When you’re out in the wild, it can be overwhelming. Here’s the mental checklist I run through for every single piece before I even consider buying it.

  • Check the Tag First: Is the brand (Hanes, Screen Stars) period-correct? Is it Made in the U.S.A.? Does it feel right?
  • Flip the Hem: Is it single-stitch or double-stitch? This is a fast and easy check that eliminates most modern fakes immediately.
  • Feel the Fabric: Does it feel thin, soft, and naturally worn, or is it stiff, thick, and heavy?
  • Examine the Graphic: Look for natural cracking, not peeling or pixelated distress. Check for a copyright date and ensure it aligns with the other clues.
  • Inspect the Hardware (for jackets): Check the zipper brand. Is it a period-correct Talon or a modern YKK? Look for quality snaps and buttons.
  • The Smell Test: This is a pro-tip I learned the hard way. Authentic vintage has a distinct, non-offensive, musty smell of old cotton and time. A strong chemical or dye smell is a dead giveaway for a modern reproduction or artificial aging.

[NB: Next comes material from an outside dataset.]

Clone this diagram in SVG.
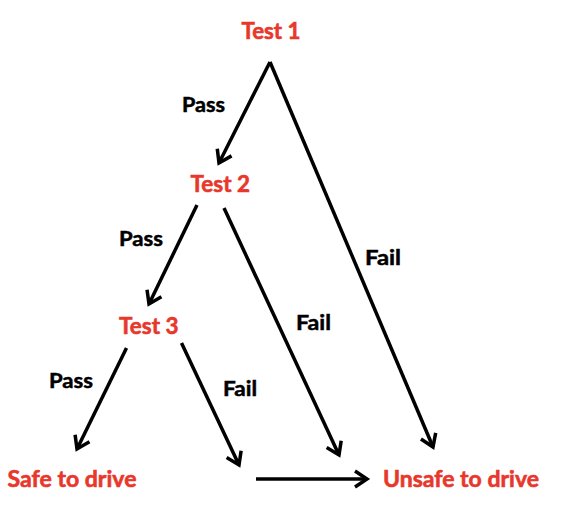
<svg xmlns="http://www.w3.org/2000/svg" width="563" height="513" viewBox="0 0 563 513">
<style>
.node{font-family:Lato,"Open Sans","Liberation Sans",sans-serif;font-weight:bold;font-size:23px;fill:#e8372b;stroke:#e8372b;stroke-width:0.6;}
.lbl{font-family:Lato,"Open Sans","Liberation Sans",sans-serif;font-weight:bold;font-size:21px;fill:#000;stroke:#000;stroke-width:0.5;}
.edge{stroke:#000;stroke-width:3.5;fill:none;marker-end:url(#arr);}
</style>
<defs>
<marker id="arr" markerUnits="userSpaceOnUse" markerWidth="30" markerHeight="30" viewBox="-15 -15 30 30" refX="0" refY="0" orient="auto">
<path d="M-12,-8 L0,0 L-12,8" fill="none" stroke="#000" stroke-width="3.5"/>
</marker>
</defs>
<rect width="563" height="513" fill="#fff"/>
<g id="connectors">
<line class="edge" x1="270" y1="62" x2="219" y2="163"/>
<line class="edge" x1="270" y1="62" x2="433" y2="447"/>
<line class="edge" x1="197" y1="205" x2="149" y2="304"/>
<line class="edge" x1="224" y1="208" x2="339" y2="455"/>
<line class="edge" x1="126.5" y1="348" x2="77" y2="449"/>
<line class="edge" x1="181.5" y1="343" x2="239" y2="465"/>
<line class="edge" x1="256" y1="479" x2="367" y2="479"/>
</g>
<g id="edge-labels">
<text class="lbl" x="182" y="112" textLength="43" lengthAdjust="spacingAndGlyphs">Pass</text>
<text class="lbl" x="365" y="265" textLength="36" lengthAdjust="spacingAndGlyphs">Fail</text>
<text class="lbl" x="119" y="246" textLength="44" lengthAdjust="spacingAndGlyphs">Pass</text>
<text class="lbl" x="296" y="330" textLength="35" lengthAdjust="spacingAndGlyphs">Fail</text>
<text class="lbl" x="49" y="388" textLength="44" lengthAdjust="spacingAndGlyphs">Pass</text>
<text class="lbl" x="223" y="396" textLength="34" lengthAdjust="spacingAndGlyphs">Fail</text>
</g>
<g id="test1"><text class="node" x="241.5" y="39" textLength="59" lengthAdjust="spacingAndGlyphs">Test 1</text></g>
<g id="test2"><text class="node" x="190.5" y="192" textLength="59.5" lengthAdjust="spacingAndGlyphs">Test 2</text></g>
<g id="test3"><text class="node" x="119" y="334" textLength="59.5" lengthAdjust="spacingAndGlyphs">Test 3</text></g>
<g id="safe"><text class="node" x="7.5" y="487" textLength="129" lengthAdjust="spacingAndGlyphs">Safe to drive</text></g>
<g id="unsafe"><text class="node" x="383" y="487" textLength="156" lengthAdjust="spacingAndGlyphs">Unsafe to drive</text></g>
</svg>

Frequently Asked Questions

Is a single-stitch shirt always vintage?

While it’s about 95% reliable for identifying pre-mid-90s shirts, a few modern boutique brands have started making single-stitch shirts as a retro feature. However, these are typically easy to spot due to their modern tags, thick fabric, and pristine condition.

What if the tag is missing?

A missing tag makes authentication harder but not impossible. You have to rely more heavily on the other clues: the single-stitch hem, the fabric feel, the graphic’s cracking, and any visible copyright information. If all other signs point to authentic, a missing tag is common for well-worn pieces.

Can a faded graphic be a bad sign?

Not at all! A naturally faded graphic that has softened into the fabric is a hallmark of a genuinely old and well-loved piece. You should be more suspicious of a graphic from the ’70s that looks perfectly bright and crisp, as that could indicate it’s a modern reproduction.

Where are the best places to find authentic vintage automotive apparel?

While online platforms have a huge selection, the risk of fakes is higher. Your best bets are reputable local vintage stores, estate sales, and old-school flea markets. In these places, you can physically apply all the checks we’ve discussed before you buy.